> _What is needed_: Pictures are not part of the copy. Retype the lines from the first one through the line that contains "from bokeh.resources import INLINE".

> _Data section_:
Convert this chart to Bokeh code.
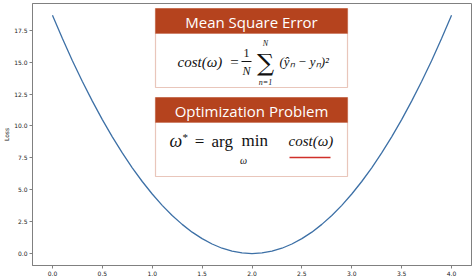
from bokeh.plotting import figure
from bokeh.models import Range1d, FixedTicker, PrintfTickFormatter, BoxAnnotation, Label
from bokeh.embed import file_html
from bokeh.resources import INLINE

# ---- data ----
w_values = [0.0, 0.1, 0.2, 0.3, 0.4, 0.5, 0.6, 0.7, 0.8, 0.9, 1.0,
            1.1, 1.2, 1.3, 1.4, 1.5, 1.6, 1.7, 1.8, 1.9, 2.0,
            2.1, 2.2, 2.3, 2.4, 2.5, 2.6, 2.7, 2.8, 2.9, 3.0,
            3.1, 3.2, 3.3, 3.4, 3.5, 3.6, 3.7, 3.8, 3.9, 4.0]
loss_values = [18.67, 16.85, 15.12, 13.49, 11.95, 10.50, 9.15, 7.89, 6.72, 5.65, 4.67,
               3.78, 2.99, 2.29, 1.68, 1.17, 0.75, 0.42, 0.19, 0.05, 0.00,
               0.05, 0.19, 0.42, 0.75, 1.17, 1.68, 2.29, 2.99, 3.78, 4.67,
               5.65, 6.72, 7.89, 9.15, 10.50, 11.95, 13.49, 15.12, 16.85, 18.67]
x_ticks = [0.0, 0.5, 1.0, 1.5, 2.0, 2.5, 3.0, 3.5, 4.0]
y_ticks = [0.0, 2.5, 5.0, 7.5, 10.0, 12.5, 15.0, 17.5]
y_label = "Loss"
box1_title = "Mean Square Error"
box2_title = "Optimization Problem"

X0, X1 = -0.2, 4.2
Y0, Y1 = -0.933, 19.6

# frame pixel geometry used for overlay placement
FL, FR, FT, FB = 30, 469, 3, 265

p = figure(frame_width=FR - FL, frame_height=FB - FT, output_backend="svg", toolbar_location=None,
           x_range=Range1d(X0, X1), y_range=Range1d(Y0, Y1),
           min_border_left=FL, min_border_right=474 - FR, min_border_top=FT,
           min_border_bottom=278 - FB)
p.background_fill_color = "white"
p.border_fill_color = "white"
p.outline_line_color = "#808080"
p.xgrid.visible = False
p.ygrid.visible = False

p.line(w_values, loss_values, line_color="#3d70a6", line_width=1.3)

for ax in (p.xaxis[0], p.yaxis[0]):
    ax.axis_line_color = "#808080"
    ax.major_tick_line_color = "#808080"
    ax.major_tick_out = 3
    ax.major_tick_in = 0
    ax.minor_tick_line_color = None
    ax.major_label_text_font = "DejaVu Sans"
    ax.major_label_text_font_size = "6px"
    ax.major_label_text_color = "#222222"
    ax.major_label_standoff = 2
    ax.formatter = PrintfTickFormatter(format="%.1f")
p.xaxis[0].ticker = FixedTicker(ticks=x_ticks)
p.yaxis[0].ticker = FixedTicker(ticks=y_ticks)
p.yaxis[0].axis_label = y_label
p.yaxis[0].axis_label_text_font = "DejaVu Sans"
p.yaxis[0].axis_label_text_font_size = "6px"
p.yaxis[0].axis_label_text_font_style = "normal"
p.yaxis[0].axis_label_text_color = "#222222"
p.yaxis[0].axis_label_standoff = 1

def dx(px):
    return X0 + (px - FL) / (FR - FL) * (X1 - X0)
def dy(py):
    return Y1 - (py - FT) / (FB - FT) * (Y1 - Y0)

RED = "#b5431e"
SERIF = "Liberation Serif"

def panel(top, head_bottom, bottom, left=153, right=345):
    p.add_layout(BoxAnnotation(left=dx(left), right=dx(right), top=dy(top), bottom=dy(bottom),
                               fill_color="white", fill_alpha=1.0, line_color=RED, line_width=1.2))
    p.add_layout(BoxAnnotation(left=dx(left), right=dx(right), top=dy(top), bottom=dy(head_bottom),
                               fill_color=RED, fill_alpha=1.0, line_color=RED, line_width=1.2))

def lab(px, py, text, size, color="#111111", font=SERIF, style="normal", align="left"):
    p.add_layout(Label(x=dx(px), y=dy(py), text=text, text_font=font, text_font_size=size,
                       text_font_style=style, text_color=color, text_align=align,
                       text_baseline="middle"))

# panel 1
panel(8, 33, 87)
lab(249, 21, box1_title, "15px", color="white", font="Open Sans", align="center")
lab(175, 61, "cost(ω)", "15px", style="italic")
lab(232, 61, "=", "15px", align="center")
lab(244, 52, "1", "12px", align="center")
p.add_layout(BoxAnnotation(left=dx(239), right=dx(249), top=dy(60.5), bottom=dy(61.5),
                           fill_color="#111111", fill_alpha=1.0, line_color=None))
lab(244, 70, "N", "12px", style="italic", align="center")
lab(263, 62, "∑", "24px", font="DejaVu Serif", align="center")
lab(263, 43, "N", "8px", style="italic", align="center")
lab(263, 82, "n=1", "8px", style="italic", align="center")
lab(277, 61, "(ŷₙ − yₙ)²", "13px", style="italic")

# panel 2
panel(97, 122, 176)
lab(167, 140, "ω", "18px", style="italic")
lab(180, 136, "*", "11px")
lab(249, 110, box2_title, "15px", color="white", font="Open Sans", align="center")
lab(197, 141, "=", "17px", align="center")
lab(209, 141, "arg", "17px")
lab(239, 140, "min", "17px")
lab(241, 160, "ω", "10px", style="italic", align="center")
lab(286, 140, "cost(ω)", "15px", style="italic")
p.add_layout(BoxAnnotation(left=dx(287), right=dx(328), top=dy(156.3), bottom=dy(157.7),
                           fill_color="#d0302a", fill_alpha=1.0, line_color=None))

open("out.html", "w").write(file_html(p, INLINE))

> _Exercise result_:
Convert this chart to Bokeh code.
from bokeh.plotting import figure
from bokeh.models import Range1d, FixedTicker, PrintfTickFormatter, BoxAnnotation, Label
from bokeh.embed import file_html
from bokeh.resources import INLINE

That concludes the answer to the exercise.